EXERCISE DETAILS →
Return all of the data exactly as written, without the pictures.
==============================
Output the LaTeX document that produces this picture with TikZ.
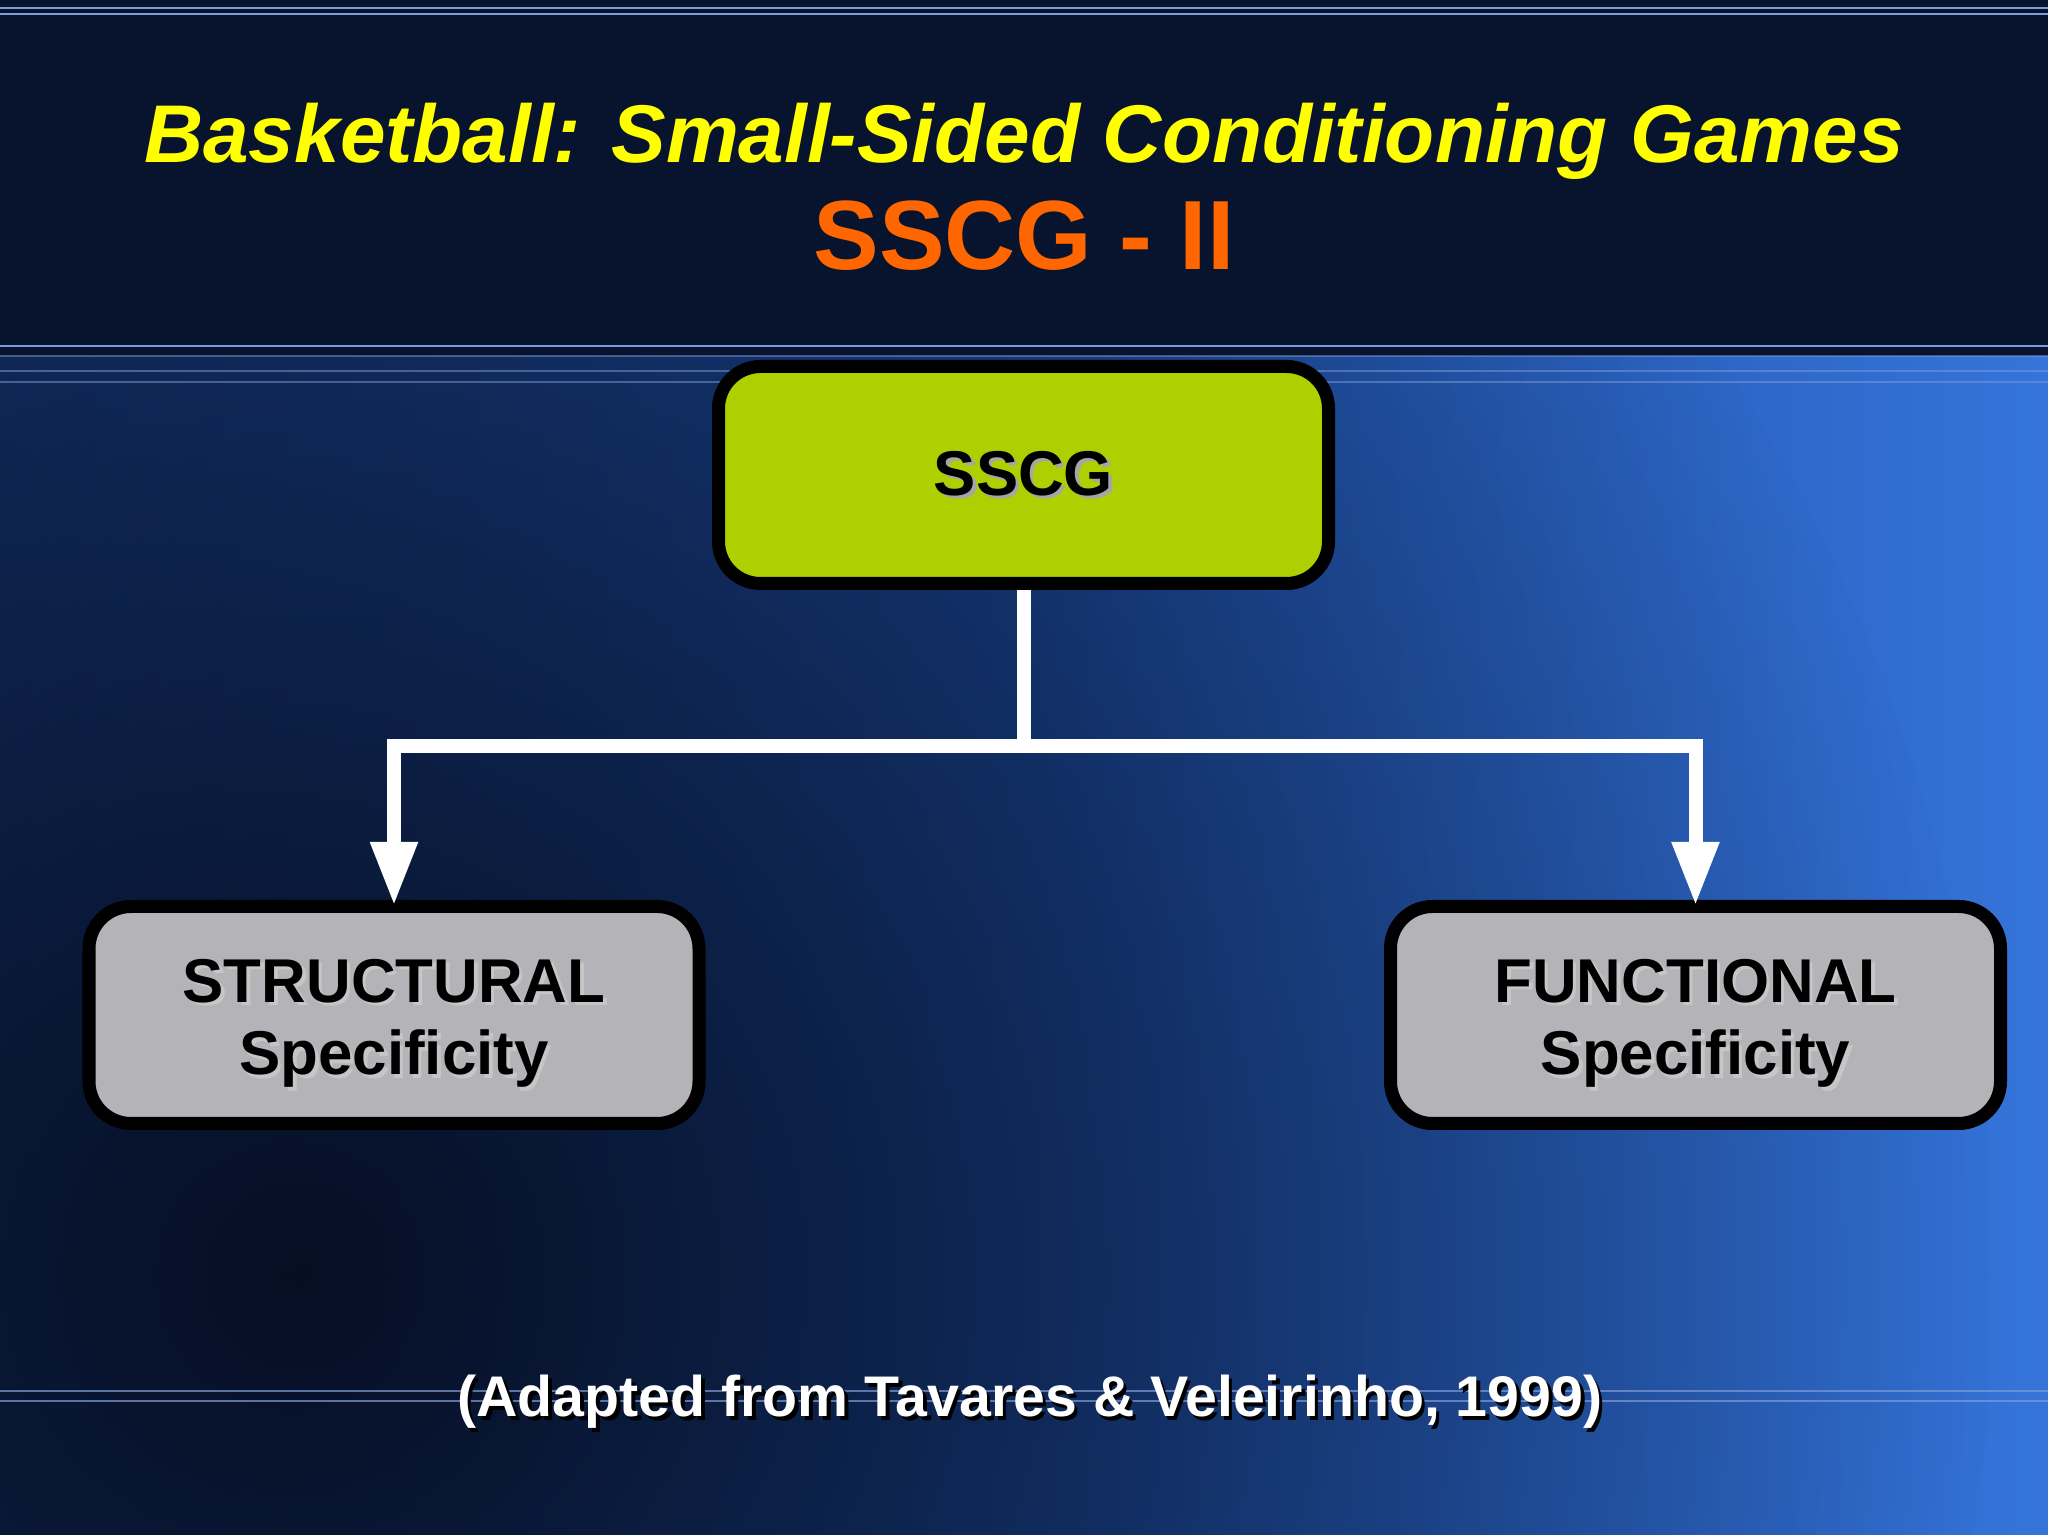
\documentclass[tikz,border=0pt]{standalone}
\usepackage{fontspec}
\setmainfont{Liberation Sans}
\usetikzlibrary{arrows.meta,positioning,fadings}
\definecolor{headbg}{HTML}{08142E}
\definecolor{bodyleft}{HTML}{173A7C}
\definecolor{bodymid}{HTML}{1B4A9C}
\definecolor{bodyright}{HTML}{3574DA}
\definecolor{spotdark}{HTML}{050C1E}
\definecolor{rulelight}{HTML}{7F9BD6}
\definecolor{sscggreen}{HTML}{AFD000}
\definecolor{boxgrey}{HTML}{B4B4B8}
\definecolor{titleyellow}{HTML}{FFFF00}
\definecolor{subtitleorange}{HTML}{FF6600}
\newcommand{\shd}[2]{\leavevmode\rlap{\hspace{1pt}\raisebox{-1pt}{\textcolor{#1}{#2}}}#2}
\newcommand{\topstrut}{\rule{0pt}{18pt}}
\tikzfading[name=spotfade, inner color=transparent!0, outer color=transparent!100]

\begin{document}
\begin{tikzpicture}[>=Stealth,
  box/.style={draw=black, line width=0.13cm, rounded corners=0.42cm,
    minimum width=6.1cm, minimum height=2.17cm, align=center},
  link/.style={draw=white, line width=0.14cm},
  tip/.style={-{Triangle[width=0.44cm,length=0.64cm]}, shorten >=-0.06cm},
  rule/.style={rulelight, line width=0.02cm}]
  \useasboundingbox (0,0) rectangle (20.48,15.35);
  % background
  \shade[left color=bodyleft, right color=bodyright, middle color=bodymid] (0,0) rectangle (20.48,11.79);
  \begin{scope}
    \clip (0,0) rectangle (20.48,11.79);
    \fill[spotdark, path fading=spotfade, opacity=0.95] (3,2.6) circle (17);
  \end{scope}
  \fill[headbg] (0,11.79) rectangle (20.48,15.35);
  \draw[rule] (0,15.27) -- (20.48,15.27);
  \draw[rule] (0,15.21) -- (20.48,15.21);
  \draw[rule] (0,11.89) -- (20.48,11.89);
  \draw[rule, opacity=0.5] (0,11.79) -- (20.48,11.79);
  \draw[rule, opacity=0.5] (0,11.64) -- (20.48,11.64);
  \draw[rule, opacity=0.5] (0,11.53) -- (20.48,11.53);
  \draw[rule, opacity=0.7] (0,1.44) -- (20.48,1.44);
  \draw[rule, opacity=0.7] (0,1.34) -- (20.48,1.34);
  % titles
  \node (title) [anchor=base, text=titleyellow, font=\bfseries\itshape\fontsize{23.3}{26}\selectfont]
    at (10.24,13.72) {Basketball: Small-Sided Conditioning Games};
  \node (subtitle) [anchor=base, text=subtitleorange, font=\bfseries\fontsize{28}{32}\selectfont]
    at (10.24,12.65) {SSCG - II};
  % boxes
  \node (sscg) [box, fill=sscggreen, font=\bfseries\fontsize{18}{22}\selectfont]
    at (10.235,10.60) {\shd{gray!70}{SSCG}};
  \node (struct) [box, fill=boxgrey, below=3.1cm of sscg, xshift=-6.295cm,
    font=\bfseries\fontsize{17.6}{20.6}\selectfont] {\topstrut\shd{gray!45}{STRUCTURAL}\\\shd{gray!45}{Specificity}};
  \node (func) [box, fill=boxgrey, below=3.1cm of sscg, xshift=6.72cm,
    font=\bfseries\fontsize{17.6}{20.6}\selectfont] {\topstrut\shd{gray!45}{FUNCTIONAL}\\\shd{gray!45}{Specificity}};
  % connectors
  \draw[link] (sscg.south) -- ++(0,-1.56) coordinate (split);
  \draw[link, tip] (split) -| (struct.north);
  \draw[link, tip] (split) -| (func.north);
  % source
  \node (source) [anchor=base, text=white, font=\bfseries\fontsize{16.3}{20}\selectfont]
    at (10.3,1.18) {\shd{black}{(Adapted from Tavares \& Veleirinho, 1999)}};
\end{tikzpicture}
\end{document}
==============================
WORKED SOLUTION →
Output the LaTeX document that produces this picture with TikZ.
\documentclass[tikz,border=0pt]{standalone}
\usepackage{fontspec}
\setmainfont{Liberation Sans}
\usetikzlibrary{arrows.meta,positioning,fadings}
\definecolor{headbg}{HTML}{08142E}
\definecolor{bodyleft}{HTML}{173A7C}
\definecolor{bodymid}{HTML}{1B4A9C}
\definecolor{bodyright}{HTML}{3574DA}
\definecolor{spotdark}{HTML}{050C1E}
\definecolor{rulelight}{HTML}{7F9BD6}
\definecolor{sscggreen}{HTML}{AFD000}
\definecolor{boxgrey}{HTML}{B4B4B8}
\definecolor{titleyellow}{HTML}{FFFF00}
\definecolor{subtitleorange}{HTML}{FF6600}
\newcommand{\shd}[2]{\leavevmode\rlap{\hspace{1pt}\raisebox{-1pt}{\textcolor{#1}{#2}}}#2}
\newcommand{\topstrut}{\rule{0pt}{18pt}}
\tikzfading[name=spotfade, inner color=transparent!0, outer color=transparent!100]

\begin{document}
\begin{tikzpicture}[>=Stealth,
  box/.style={draw=black, line width=0.13cm, rounded corners=0.42cm,
    minimum width=6.1cm, minimum height=2.17cm, align=center},
  link/.style={draw=white, line width=0.14cm},
  tip/.style={-{Triangle[width=0.44cm,length=0.64cm]}, shorten >=-0.06cm},
  rule/.style={rulelight, line width=0.02cm}]
  \useasboundingbox (0,0) rectangle (20.48,15.35);
  % background
  \shade[left color=bodyleft, right color=bodyright, middle color=bodymid] (0,0) rectangle (20.48,11.79);
  \begin{scope}
    \clip (0,0) rectangle (20.48,11.79);
    \fill[spotdark, path fading=spotfade, opacity=0.95] (3,2.6) circle (17);
  \end{scope}
  \fill[headbg] (0,11.79) rectangle (20.48,15.35);
  \draw[rule] (0,15.27) -- (20.48,15.27);
  \draw[rule] (0,15.21) -- (20.48,15.21);
  \draw[rule] (0,11.89) -- (20.48,11.89);
  \draw[rule, opacity=0.5] (0,11.79) -- (20.48,11.79);
  \draw[rule, opacity=0.5] (0,11.64) -- (20.48,11.64);
  \draw[rule, opacity=0.5] (0,11.53) -- (20.48,11.53);
  \draw[rule, opacity=0.7] (0,1.44) -- (20.48,1.44);
  \draw[rule, opacity=0.7] (0,1.34) -- (20.48,1.34);
  % titles
  \node (title) [anchor=base, text=titleyellow, font=\bfseries\itshape\fontsize{23.3}{26}\selectfont]
    at (10.24,13.72) {Basketball: Small-Sided Conditioning Games};
  \node (subtitle) [anchor=base, text=subtitleorange, font=\bfseries\fontsize{28}{32}\selectfont]
    at (10.24,12.65) {SSCG - II};
  % boxes
  \node (sscg) [box, fill=sscggreen, font=\bfseries\fontsize{18}{22}\selectfont]
    at (10.235,10.60) {\shd{gray!70}{SSCG}};
  \node (struct) [box, fill=boxgrey, below=3.1cm of sscg, xshift=-6.295cm,
    font=\bfseries\fontsize{17.6}{20.6}\selectfont] {\topstrut\shd{gray!45}{STRUCTURAL}\\\shd{gray!45}{Specificity}};
  \node (func) [box, fill=boxgrey, below=3.1cm of sscg, xshift=6.72cm,
    font=\bfseries\fontsize{17.6}{20.6}\selectfont] {\topstrut\shd{gray!45}{FUNCTIONAL}\\\shd{gray!45}{Specificity}};
  % connectors
  \draw[link] (sscg.south) -- ++(0,-1.56) coordinate (split);
  \draw[link, tip] (split) -| (struct.north);
  \draw[link, tip] (split) -| (func.north);
  % source
  \node (source) [anchor=base, text=white, font=\bfseries\fontsize{16.3}{20}\selectfont]
    at (10.3,1.18) {\shd{black}{(Adapted from Tavares \& Veleirinho, 1999)}};
\end{tikzpicture}
\end{document}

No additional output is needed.